Practising mind-body interventions (MBIs) such as meditation, yoga and Tai Chi daily reduces risk of depression and cancer by reversing the molecular reactions in DNA, suggests a new study.
Researchers from the universities of Coventry and Radboud, UK, reviewed 18 studies – featuring 846 participants over 11 years – on how the behaviour of our genes is affected by different MBIs including mindfulness and yoga.
They revealed a pattern in the molecular changes, which happen to the body as a result of the MBIs, and showed how those changes benefit our mental and physical health.
They explained the way that genes activate to produce proteins which influence the biological make-up of the body, the brain and the immune system.
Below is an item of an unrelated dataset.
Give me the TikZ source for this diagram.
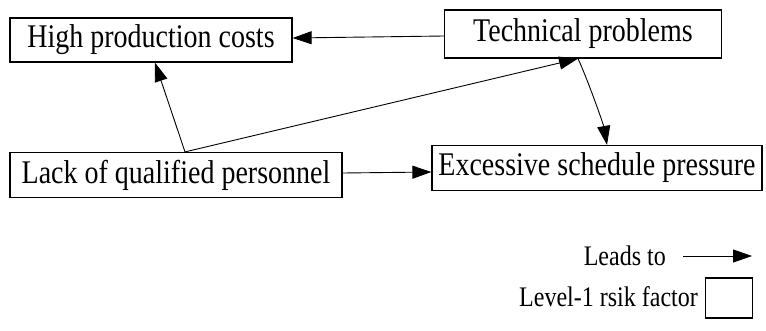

When a person is exposed to a stressful event, their sympathetic nervous system (SNS) – the system responsible for the 'fight-or-flight' response – is triggered, in turn increasing production of a molecule called nuclear factor kappa B (NF-kB), which regulates how our genes are expressed.
NF-kB translates stress by activating genes to produce proteins called cytokines that cause inflammation at cellular level – a reaction that is useful as a short-lived fight-or-flight reaction, but if persistent, leads to a higher risk of cancer, accelerated aging and psychiatric disorders like depression.
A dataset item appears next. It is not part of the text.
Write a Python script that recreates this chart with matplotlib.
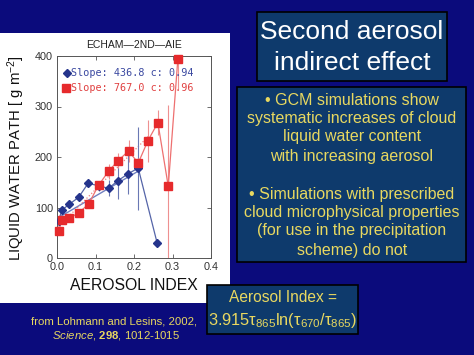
import matplotlib
matplotlib.use("Agg")
import matplotlib.pyplot as plt
from matplotlib.patches import Rectangle

plt.rcParams['font.family'] = ['Liberation Sans', 'DejaVu Sans']
plt.rcParams['mathtext.fontset'] = 'custom'
plt.rcParams['mathtext.rm'] = 'Liberation Sans'
plt.rcParams['mathtext.it'] = 'Liberation Sans:italic'
plt.rcParams['mathtext.bf'] = 'Liberation Sans:bold'

# ---- data ----
blue_x = [0.004, 0.013, 0.031, 0.056, 0.081, 0.108, 0.134, 0.158, 0.185, 0.211, 0.260]
blue_y = [74, 95, 106, 120, 148, 143, 138, 153, 167, 178, 30]
blue_err = [3, 3, 3, 3, 3, 10, 16, 37, 40, 82, 0]
red_x = [0.004, 0.013, 0.031, 0.056, 0.082, 0.108, 0.134, 0.159, 0.186, 0.211, 0.236, 0.262, 0.289, 0.314]
red_y = [53, 75, 79, 89, 107, 144, 172, 193, 212, 188, 232, 268, 142, 395]
red_err = [3, 3, 3, 3, 5, 8, 15, 15, 22, 10, 42, 25, 160, 60]
blue_fit_x = [0.004, 0.211]
blue_fit_y = [80, 172]
red_fit_x = [0.004, 0.24]
red_fit_y = [62, 243]
legend_labels = ["Slope: 436.8 c: 0.94", "Slope: 767.0 c: 0.96"]
xticks = [0.0, 0.1, 0.2, 0.3, 0.4]
yticks = [0, 100, 200, 300, 400]

BG = '#0b0b7c'
BOX = '#0e3a6c'
YEL = '#e8d860'
BLUE = '#25348c'
RED = '#e62a2c'

fig = plt.figure(figsize=(4.74, 3.55), dpi=100)
fig.patch.set_facecolor(BG)

# white panel
fig.add_artist(Rectangle((0, 1 - 303/355), 230/474, 270/355, transform=fig.transFigure,
                         facecolor='white', edgecolor='none', zorder=0))

ax = fig.add_axes([57/474, 1 - 258/355, 154/474, 202/355])
ax.set_facecolor('white')

ax.plot(blue_fit_x, blue_fit_y, color='#7080c0', lw=1.0, zorder=2)
ax.plot(red_fit_x, red_fit_y, color='#f08080', lw=0.9, ls=':', zorder=2)
ax.errorbar(blue_x, blue_y, yerr=blue_err, fmt='none', ecolor='#6a78b4', elinewidth=0.8, zorder=2)
ax.errorbar(red_x, red_y, yerr=red_err, fmt='none', ecolor='#ee9090', elinewidth=0.8, zorder=2)
ax.plot(blue_x, blue_y, color='#5565a8', lw=0.9, zorder=3)
ax.plot(red_x, red_y, color='#ee7070', lw=0.9, zorder=3)
ax.plot(blue_x, blue_y, ls='none', marker='D', ms=4.3, color=BLUE, zorder=4)
ax.plot(red_x, red_y, ls='none', marker='s', ms=5.6, color=RED, zorder=5, clip_on=False)

ax.set_xlim(0, 0.4)
ax.set_ylim(0, 400)
ax.set_xticks(xticks)
ax.set_xticklabels([f"{v:.1f}" for v in xticks])
ax.set_yticks(yticks)
ax.tick_params(direction='in', length=3, width=0.6, top=True, right=True,
               labelsize=7.8, labelcolor='#333333', color='#555555', pad=3)
for s in ax.spines.values():
    s.set_linewidth(0.7)
    s.set_color('#555555')

ax.set_title("ECHAM\u20142ND\u2014AIE", fontsize=7.5, color='#222222', pad=6)

# legend text
ax.plot([0.026], [366], marker='D', ms=4.3, color=BLUE, clip_on=False, zorder=6)
ax.plot([0.024], [336], marker='s', ms=5.6, color=RED, clip_on=False, zorder=6)
ax.text(0.037, 366, legend_labels[0], family='DejaVu Sans Mono', fontsize=7.3,
        color='#3a48a0', va='center', ha='left', zorder=6)
ax.text(0.037, 336, legend_labels[1], family='DejaVu Sans Mono', fontsize=7.3,
        color='#e04040', va='center', ha='left', zorder=6)

fig.text(134/474, 1 - 286/355, "AEROSOL INDEX", fontsize=11.3, color='#111111',
         ha='center', va='center')
fig.text(16/474, 0.555, r"LIQUID WATER PATH [ g m$^{-2}$]", fontsize=10.7, color='#111111',
         ha='center', va='center', rotation=90)

# title box
fig.add_artist(Rectangle((257/474, 1 - 81/355), 190/474, 69/355, transform=fig.transFigure,
                         facecolor=BOX, edgecolor='black', lw=1.2))
fig.text(352/474, 1 - 32/355, "Second aerosol", fontsize=19, color='white', ha='center', va='center')
fig.text(352/474, 1 - 63/355, "indirect effect", fontsize=19, color='white', ha='center', va='center')

# bullet box
fig.add_artist(Rectangle((237/474, 1 - 262/355), 229/474, 175/355, transform=fig.transFigure,
                         facecolor=BOX, edgecolor='black', lw=1.2))
lines1 = ["\u2022 GCM simulations show", "systematic increases of cloud",
          "liquid water content", "with increasing aerosol"]
ys1 = [100, 118, 137, 156]
lines2 = ["\u2022 Simulations with prescribed", "cloud microphysical properties",
          "(for use in the precipitation", "scheme) do not"]
ys2 = [194, 213, 231, 250]
for t, y in zip(lines1 + lines2, ys1 + ys2):
    fig.text(352/474, 1 - y/355, t, fontsize=11.5, color=YEL, ha='center', va='center')

# formula box
fig.add_artist(Rectangle((207/474, 1 - 334/355), 151/474, 49/355, transform=fig.transFigure,
                         facecolor=BOX, edgecolor='black', lw=1.2, zorder=3))
fig.text(283/474, 1 - 297/355, "Aerosol Index =", fontsize=11.2, color=YEL,
         ha='center', va='center', zorder=4)
fig.text(282/474, 1 - 321/355, r"3.915$\mathrm{\tau_{865}}$ln($\mathrm{\tau_{670}}$/$\mathrm{\tau_{865}}$)",
         fontsize=11.8, color=YEL, ha='center', va='center', zorder=4)

# citation
fig.text(114/474, 1 - 322/355, "from Lohmann and Lesins, 2002,", fontsize=8.2, color=YEL,
         ha='center', va='center')
fig.text(116/474, 1 - 336/355, r"$\mathit{Science}$, $\mathbf{298}$, 1012-1015", fontsize=8.2,
         color=YEL, ha='center', va='center')

fig.savefig("out.png", dpi=100, facecolor=fig.get_facecolor())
According to the study, however, people who practise MBIs exhibit the opposite effect – namely a decrease in production of NF-kB and cytokines, leading to a reversal of the pro-inflammatory gene expression pattern and a reduction in the risk of inflammation-related diseases and conditions.
Lead investigator Ivana Buric said that millions of people around the world already enjoy the health benefits of mind-body interventions like yoga or meditation, but what perhaps these people do not realise is that these benefits begin at a molecular level and can change the way our genetic code goes about its business.